▶

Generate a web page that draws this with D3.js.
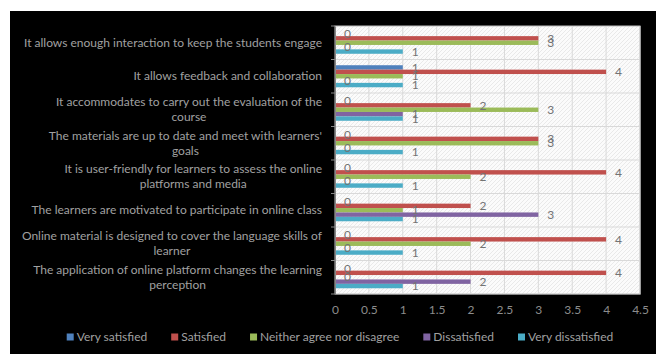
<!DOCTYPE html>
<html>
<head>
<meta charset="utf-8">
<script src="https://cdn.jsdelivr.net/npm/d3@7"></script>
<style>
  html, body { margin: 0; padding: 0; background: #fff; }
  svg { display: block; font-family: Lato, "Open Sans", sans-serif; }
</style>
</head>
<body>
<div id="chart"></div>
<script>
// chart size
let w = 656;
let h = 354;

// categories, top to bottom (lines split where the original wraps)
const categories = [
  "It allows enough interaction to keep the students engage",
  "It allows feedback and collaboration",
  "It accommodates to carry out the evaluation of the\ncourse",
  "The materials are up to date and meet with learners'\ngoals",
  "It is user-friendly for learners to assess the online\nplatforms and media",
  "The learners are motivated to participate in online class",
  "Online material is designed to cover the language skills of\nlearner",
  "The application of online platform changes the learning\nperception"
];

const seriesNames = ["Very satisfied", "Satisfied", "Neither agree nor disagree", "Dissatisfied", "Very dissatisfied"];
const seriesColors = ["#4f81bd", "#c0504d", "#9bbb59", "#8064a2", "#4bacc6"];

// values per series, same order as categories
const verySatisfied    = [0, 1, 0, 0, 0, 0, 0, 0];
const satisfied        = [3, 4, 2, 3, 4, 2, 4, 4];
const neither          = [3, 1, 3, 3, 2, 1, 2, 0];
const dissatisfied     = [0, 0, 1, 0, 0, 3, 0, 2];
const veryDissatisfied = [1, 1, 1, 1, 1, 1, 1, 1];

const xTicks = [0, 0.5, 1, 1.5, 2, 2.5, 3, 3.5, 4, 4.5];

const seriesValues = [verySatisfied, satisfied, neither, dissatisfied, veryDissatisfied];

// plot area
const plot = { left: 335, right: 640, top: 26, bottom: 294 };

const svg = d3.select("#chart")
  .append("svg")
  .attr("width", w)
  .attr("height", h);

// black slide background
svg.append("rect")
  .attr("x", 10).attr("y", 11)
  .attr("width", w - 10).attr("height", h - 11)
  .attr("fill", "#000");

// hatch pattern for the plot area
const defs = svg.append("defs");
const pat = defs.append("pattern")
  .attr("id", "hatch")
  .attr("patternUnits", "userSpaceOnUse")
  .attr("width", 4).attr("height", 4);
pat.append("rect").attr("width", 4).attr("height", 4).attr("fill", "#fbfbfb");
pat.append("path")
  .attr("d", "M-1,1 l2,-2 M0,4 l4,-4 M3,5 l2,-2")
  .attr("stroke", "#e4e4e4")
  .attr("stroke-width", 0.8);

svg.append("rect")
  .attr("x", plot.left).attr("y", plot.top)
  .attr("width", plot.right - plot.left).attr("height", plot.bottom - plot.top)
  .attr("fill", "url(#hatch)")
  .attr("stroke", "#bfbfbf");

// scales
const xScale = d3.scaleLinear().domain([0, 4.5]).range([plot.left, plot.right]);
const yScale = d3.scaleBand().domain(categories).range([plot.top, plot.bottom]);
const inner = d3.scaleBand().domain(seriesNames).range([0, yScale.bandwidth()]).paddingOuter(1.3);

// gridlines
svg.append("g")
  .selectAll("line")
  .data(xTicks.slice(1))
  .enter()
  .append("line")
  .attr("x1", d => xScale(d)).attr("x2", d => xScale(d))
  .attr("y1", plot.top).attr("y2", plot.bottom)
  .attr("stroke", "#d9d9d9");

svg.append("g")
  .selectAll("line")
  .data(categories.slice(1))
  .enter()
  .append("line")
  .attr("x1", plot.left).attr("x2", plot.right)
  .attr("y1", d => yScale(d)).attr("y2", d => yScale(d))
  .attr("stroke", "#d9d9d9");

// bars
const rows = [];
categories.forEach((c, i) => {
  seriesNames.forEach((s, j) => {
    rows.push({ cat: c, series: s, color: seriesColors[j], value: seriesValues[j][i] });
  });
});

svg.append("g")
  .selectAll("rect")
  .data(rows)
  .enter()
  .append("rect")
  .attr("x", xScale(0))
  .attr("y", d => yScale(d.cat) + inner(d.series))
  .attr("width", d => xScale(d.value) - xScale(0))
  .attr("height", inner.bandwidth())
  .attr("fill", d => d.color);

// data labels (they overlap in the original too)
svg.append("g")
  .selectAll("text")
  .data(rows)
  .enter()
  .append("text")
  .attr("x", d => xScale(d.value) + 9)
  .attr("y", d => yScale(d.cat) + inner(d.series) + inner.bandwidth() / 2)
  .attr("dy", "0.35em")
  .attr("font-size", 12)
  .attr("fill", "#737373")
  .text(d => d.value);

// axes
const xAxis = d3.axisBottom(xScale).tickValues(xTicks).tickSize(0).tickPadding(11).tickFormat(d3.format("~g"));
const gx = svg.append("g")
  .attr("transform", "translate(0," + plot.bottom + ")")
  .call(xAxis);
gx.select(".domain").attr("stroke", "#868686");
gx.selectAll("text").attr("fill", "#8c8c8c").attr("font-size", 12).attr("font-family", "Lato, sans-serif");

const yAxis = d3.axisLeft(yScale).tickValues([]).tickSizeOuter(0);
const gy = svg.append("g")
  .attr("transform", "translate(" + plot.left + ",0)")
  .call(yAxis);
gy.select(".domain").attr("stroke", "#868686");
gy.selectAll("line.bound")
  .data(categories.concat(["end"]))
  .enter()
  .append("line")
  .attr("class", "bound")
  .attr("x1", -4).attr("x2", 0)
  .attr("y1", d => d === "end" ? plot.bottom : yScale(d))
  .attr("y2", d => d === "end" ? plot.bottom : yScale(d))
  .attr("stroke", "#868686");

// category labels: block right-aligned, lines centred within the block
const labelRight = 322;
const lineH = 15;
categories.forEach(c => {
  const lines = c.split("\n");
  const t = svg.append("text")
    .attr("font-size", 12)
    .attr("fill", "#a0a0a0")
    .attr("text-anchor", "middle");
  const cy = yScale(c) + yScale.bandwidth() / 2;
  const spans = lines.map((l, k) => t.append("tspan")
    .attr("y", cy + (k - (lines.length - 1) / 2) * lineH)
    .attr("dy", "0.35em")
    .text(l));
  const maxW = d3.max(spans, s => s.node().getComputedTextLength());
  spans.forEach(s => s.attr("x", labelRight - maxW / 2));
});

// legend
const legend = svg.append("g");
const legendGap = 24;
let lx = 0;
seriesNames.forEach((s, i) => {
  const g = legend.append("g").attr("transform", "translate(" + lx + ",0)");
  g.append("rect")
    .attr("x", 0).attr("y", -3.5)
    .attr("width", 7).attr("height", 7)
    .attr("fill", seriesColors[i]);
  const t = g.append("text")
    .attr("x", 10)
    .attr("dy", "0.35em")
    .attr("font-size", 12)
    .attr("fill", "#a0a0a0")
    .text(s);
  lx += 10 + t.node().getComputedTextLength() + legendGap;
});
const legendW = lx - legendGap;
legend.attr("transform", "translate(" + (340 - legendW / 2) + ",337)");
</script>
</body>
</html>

◀
▶

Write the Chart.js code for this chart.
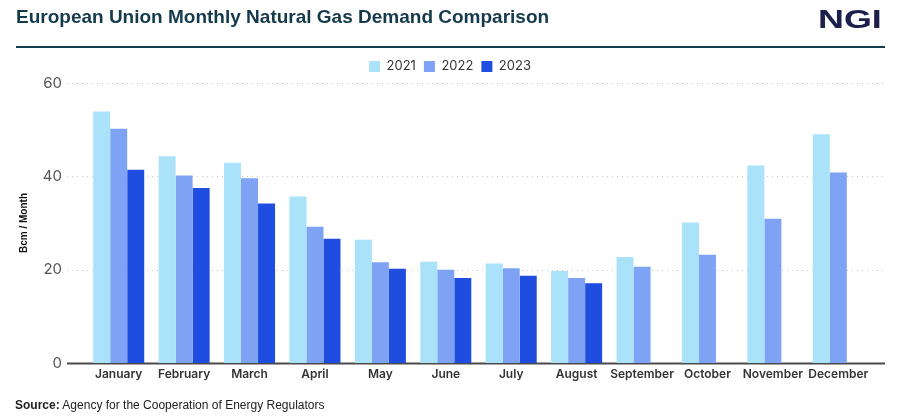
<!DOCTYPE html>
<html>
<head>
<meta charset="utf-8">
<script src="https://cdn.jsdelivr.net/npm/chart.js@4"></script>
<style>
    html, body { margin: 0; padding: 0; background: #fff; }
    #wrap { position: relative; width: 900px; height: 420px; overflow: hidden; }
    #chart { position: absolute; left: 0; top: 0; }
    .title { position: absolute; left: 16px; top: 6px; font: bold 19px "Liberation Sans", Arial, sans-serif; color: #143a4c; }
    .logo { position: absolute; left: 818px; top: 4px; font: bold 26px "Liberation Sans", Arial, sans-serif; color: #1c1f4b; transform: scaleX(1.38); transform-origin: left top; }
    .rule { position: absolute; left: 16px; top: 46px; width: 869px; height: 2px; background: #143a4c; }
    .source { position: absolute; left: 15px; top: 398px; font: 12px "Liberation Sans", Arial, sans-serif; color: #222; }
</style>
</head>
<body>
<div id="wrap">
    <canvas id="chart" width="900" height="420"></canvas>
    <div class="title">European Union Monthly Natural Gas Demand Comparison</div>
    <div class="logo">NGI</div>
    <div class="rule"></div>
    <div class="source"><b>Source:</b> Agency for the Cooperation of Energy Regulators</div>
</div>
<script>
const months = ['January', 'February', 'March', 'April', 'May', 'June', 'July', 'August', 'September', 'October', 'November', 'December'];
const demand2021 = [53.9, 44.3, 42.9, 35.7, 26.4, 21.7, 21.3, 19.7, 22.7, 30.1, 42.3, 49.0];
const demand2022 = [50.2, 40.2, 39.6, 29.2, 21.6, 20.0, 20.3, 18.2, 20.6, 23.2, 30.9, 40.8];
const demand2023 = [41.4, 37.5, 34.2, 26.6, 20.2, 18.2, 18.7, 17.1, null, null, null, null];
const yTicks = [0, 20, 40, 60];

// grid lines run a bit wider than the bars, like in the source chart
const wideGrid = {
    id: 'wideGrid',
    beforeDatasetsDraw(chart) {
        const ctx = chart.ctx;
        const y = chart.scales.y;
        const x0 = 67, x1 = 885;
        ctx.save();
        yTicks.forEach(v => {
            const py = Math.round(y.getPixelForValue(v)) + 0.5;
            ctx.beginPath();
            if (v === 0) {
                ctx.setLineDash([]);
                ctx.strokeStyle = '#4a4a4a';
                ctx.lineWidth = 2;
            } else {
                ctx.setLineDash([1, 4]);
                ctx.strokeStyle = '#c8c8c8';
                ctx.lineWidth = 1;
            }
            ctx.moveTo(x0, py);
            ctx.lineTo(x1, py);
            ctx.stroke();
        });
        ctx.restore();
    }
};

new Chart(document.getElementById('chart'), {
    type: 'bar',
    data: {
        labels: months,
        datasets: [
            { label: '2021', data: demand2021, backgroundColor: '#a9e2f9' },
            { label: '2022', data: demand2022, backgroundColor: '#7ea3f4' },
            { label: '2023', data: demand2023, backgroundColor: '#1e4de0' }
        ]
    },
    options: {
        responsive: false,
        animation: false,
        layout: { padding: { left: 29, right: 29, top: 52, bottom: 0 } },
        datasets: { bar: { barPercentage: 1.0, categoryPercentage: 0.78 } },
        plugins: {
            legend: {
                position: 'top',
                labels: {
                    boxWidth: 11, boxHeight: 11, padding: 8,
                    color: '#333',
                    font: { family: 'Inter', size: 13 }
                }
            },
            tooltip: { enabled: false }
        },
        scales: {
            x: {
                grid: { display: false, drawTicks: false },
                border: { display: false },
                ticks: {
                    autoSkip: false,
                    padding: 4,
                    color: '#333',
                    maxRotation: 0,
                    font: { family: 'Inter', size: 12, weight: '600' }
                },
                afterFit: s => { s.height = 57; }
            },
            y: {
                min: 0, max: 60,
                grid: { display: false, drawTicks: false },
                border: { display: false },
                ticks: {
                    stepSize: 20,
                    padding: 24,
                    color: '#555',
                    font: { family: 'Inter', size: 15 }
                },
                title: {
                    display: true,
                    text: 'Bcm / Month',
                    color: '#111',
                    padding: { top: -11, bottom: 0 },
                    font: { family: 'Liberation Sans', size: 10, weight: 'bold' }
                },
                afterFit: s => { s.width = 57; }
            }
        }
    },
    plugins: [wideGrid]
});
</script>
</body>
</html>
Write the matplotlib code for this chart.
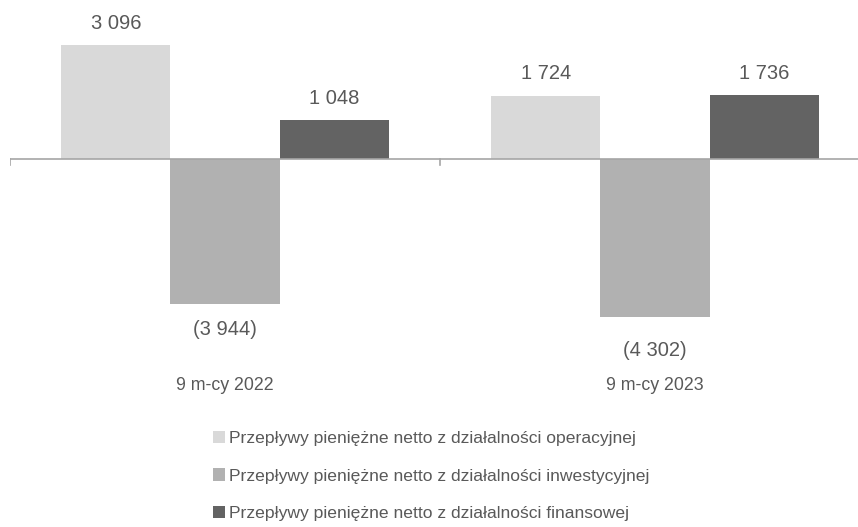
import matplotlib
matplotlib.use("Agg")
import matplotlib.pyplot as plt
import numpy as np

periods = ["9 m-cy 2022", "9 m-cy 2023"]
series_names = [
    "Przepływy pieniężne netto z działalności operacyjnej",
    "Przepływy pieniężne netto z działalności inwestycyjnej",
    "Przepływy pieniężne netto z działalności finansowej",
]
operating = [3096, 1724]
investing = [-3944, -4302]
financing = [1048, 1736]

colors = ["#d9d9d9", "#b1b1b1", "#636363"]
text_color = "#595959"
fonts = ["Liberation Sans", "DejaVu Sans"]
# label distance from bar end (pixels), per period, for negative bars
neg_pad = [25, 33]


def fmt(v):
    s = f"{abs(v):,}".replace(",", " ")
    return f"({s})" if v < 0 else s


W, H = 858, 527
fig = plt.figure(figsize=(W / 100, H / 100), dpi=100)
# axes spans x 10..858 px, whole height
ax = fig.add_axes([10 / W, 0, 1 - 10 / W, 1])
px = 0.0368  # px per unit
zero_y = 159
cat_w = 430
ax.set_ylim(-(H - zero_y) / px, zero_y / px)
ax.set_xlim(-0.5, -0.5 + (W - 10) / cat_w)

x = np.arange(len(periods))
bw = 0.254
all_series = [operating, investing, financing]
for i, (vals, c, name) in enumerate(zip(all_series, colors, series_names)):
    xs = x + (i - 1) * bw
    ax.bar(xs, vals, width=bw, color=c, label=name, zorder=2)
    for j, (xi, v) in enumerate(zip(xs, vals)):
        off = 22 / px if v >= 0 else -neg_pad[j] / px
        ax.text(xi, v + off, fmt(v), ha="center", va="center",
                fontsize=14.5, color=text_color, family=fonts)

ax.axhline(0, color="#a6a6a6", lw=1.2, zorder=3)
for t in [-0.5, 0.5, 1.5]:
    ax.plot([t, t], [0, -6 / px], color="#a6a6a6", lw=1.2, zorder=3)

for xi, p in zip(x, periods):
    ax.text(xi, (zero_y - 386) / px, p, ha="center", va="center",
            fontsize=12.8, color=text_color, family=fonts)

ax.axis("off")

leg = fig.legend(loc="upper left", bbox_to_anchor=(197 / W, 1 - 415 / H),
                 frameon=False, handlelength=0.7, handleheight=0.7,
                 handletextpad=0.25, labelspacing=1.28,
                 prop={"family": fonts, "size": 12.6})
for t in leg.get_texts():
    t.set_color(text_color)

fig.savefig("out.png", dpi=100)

◀
▶

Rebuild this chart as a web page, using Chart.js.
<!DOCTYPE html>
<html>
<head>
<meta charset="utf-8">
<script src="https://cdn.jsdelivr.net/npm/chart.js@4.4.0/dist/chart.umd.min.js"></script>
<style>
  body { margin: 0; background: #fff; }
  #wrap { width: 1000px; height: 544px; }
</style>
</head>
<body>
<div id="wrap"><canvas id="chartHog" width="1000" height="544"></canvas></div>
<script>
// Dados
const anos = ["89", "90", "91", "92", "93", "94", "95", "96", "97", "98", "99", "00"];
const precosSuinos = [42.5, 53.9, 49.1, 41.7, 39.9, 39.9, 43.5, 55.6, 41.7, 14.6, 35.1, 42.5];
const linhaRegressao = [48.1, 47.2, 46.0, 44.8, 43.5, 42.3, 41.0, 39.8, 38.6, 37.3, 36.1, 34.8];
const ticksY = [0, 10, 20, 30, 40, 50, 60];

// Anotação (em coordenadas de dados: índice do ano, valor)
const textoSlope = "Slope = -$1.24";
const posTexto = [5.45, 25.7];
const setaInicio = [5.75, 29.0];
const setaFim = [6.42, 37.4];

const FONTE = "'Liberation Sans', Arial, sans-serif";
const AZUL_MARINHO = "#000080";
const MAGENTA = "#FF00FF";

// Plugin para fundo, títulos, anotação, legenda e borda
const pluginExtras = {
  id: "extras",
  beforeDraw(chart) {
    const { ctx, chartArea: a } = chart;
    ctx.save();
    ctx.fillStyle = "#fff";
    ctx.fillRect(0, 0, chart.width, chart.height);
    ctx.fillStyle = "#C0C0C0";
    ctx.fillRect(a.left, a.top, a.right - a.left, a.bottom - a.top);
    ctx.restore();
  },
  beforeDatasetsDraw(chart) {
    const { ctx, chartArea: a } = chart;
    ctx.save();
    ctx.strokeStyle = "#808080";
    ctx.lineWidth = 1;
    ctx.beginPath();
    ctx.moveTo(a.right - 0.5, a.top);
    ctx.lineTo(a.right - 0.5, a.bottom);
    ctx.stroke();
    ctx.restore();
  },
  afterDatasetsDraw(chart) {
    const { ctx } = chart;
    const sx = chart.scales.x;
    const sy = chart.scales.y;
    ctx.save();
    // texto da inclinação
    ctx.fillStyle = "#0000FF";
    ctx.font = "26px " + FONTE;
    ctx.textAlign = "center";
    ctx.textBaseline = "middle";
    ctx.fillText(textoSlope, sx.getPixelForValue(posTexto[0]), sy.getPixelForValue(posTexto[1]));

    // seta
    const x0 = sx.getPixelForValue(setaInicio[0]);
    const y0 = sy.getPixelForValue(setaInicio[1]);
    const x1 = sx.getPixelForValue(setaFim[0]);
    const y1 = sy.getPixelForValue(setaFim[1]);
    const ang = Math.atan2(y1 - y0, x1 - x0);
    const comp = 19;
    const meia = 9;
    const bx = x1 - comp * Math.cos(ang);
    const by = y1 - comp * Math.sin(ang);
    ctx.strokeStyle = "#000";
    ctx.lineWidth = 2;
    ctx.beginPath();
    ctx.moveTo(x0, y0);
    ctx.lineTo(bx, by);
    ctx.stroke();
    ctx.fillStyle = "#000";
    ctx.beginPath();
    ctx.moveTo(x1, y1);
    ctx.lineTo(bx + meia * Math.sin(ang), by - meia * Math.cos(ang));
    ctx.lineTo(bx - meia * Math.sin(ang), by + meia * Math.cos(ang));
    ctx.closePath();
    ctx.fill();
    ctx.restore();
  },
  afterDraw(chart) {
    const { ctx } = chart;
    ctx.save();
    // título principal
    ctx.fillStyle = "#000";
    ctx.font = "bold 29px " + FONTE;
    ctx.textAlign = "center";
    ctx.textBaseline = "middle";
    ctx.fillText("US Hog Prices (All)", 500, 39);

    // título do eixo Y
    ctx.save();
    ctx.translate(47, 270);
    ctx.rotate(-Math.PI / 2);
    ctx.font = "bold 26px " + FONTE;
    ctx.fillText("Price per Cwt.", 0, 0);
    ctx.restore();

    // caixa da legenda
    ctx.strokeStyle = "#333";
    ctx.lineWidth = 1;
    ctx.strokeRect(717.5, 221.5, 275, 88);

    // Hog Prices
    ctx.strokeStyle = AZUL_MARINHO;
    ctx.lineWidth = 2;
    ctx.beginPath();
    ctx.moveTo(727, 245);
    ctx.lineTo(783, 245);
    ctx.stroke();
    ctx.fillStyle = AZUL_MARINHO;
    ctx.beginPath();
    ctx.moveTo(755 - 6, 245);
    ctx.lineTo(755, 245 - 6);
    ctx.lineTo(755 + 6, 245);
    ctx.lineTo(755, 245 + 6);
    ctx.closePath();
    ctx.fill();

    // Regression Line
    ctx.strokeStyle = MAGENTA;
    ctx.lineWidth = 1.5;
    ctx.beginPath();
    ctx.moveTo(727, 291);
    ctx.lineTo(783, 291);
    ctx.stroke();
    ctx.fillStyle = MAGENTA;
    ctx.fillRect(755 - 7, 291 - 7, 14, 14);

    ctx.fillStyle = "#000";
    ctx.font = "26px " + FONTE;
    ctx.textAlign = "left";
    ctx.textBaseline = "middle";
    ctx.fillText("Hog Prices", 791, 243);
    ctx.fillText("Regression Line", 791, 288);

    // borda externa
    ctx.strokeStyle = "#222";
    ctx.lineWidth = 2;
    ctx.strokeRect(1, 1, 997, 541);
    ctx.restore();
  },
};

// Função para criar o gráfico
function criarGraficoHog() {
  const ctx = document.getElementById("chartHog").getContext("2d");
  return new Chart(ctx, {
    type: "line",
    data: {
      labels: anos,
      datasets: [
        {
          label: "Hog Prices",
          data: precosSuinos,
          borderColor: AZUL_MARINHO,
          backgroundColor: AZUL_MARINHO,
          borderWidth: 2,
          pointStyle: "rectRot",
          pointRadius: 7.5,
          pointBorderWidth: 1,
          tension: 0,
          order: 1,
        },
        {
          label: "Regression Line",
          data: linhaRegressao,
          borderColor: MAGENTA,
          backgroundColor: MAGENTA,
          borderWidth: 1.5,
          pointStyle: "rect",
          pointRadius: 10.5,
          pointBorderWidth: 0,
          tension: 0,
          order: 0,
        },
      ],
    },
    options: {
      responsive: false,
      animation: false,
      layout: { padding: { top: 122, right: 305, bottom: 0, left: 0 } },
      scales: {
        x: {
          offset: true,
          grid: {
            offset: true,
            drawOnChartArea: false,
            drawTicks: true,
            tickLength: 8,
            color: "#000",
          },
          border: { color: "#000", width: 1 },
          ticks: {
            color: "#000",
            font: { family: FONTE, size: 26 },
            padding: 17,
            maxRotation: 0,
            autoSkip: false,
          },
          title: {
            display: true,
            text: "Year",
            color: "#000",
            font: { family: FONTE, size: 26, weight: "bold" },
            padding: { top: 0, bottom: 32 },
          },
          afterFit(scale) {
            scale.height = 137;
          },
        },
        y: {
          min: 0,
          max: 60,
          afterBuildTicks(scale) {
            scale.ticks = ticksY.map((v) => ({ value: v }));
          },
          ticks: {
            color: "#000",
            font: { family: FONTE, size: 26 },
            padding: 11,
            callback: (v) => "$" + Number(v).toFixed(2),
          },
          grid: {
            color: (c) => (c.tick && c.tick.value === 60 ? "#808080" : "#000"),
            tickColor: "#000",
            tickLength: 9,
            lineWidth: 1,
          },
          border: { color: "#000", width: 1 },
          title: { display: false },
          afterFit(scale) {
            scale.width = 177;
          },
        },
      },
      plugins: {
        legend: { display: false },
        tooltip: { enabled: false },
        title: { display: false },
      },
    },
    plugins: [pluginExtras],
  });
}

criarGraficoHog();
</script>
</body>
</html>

◀

List every line above that holds the word "this".

Generate a web page that draws this with D3.js.
Write the Chart.js code for this chart.
Write the matplotlib code for this chart.
Rebuild this chart as a web page, using Chart.js.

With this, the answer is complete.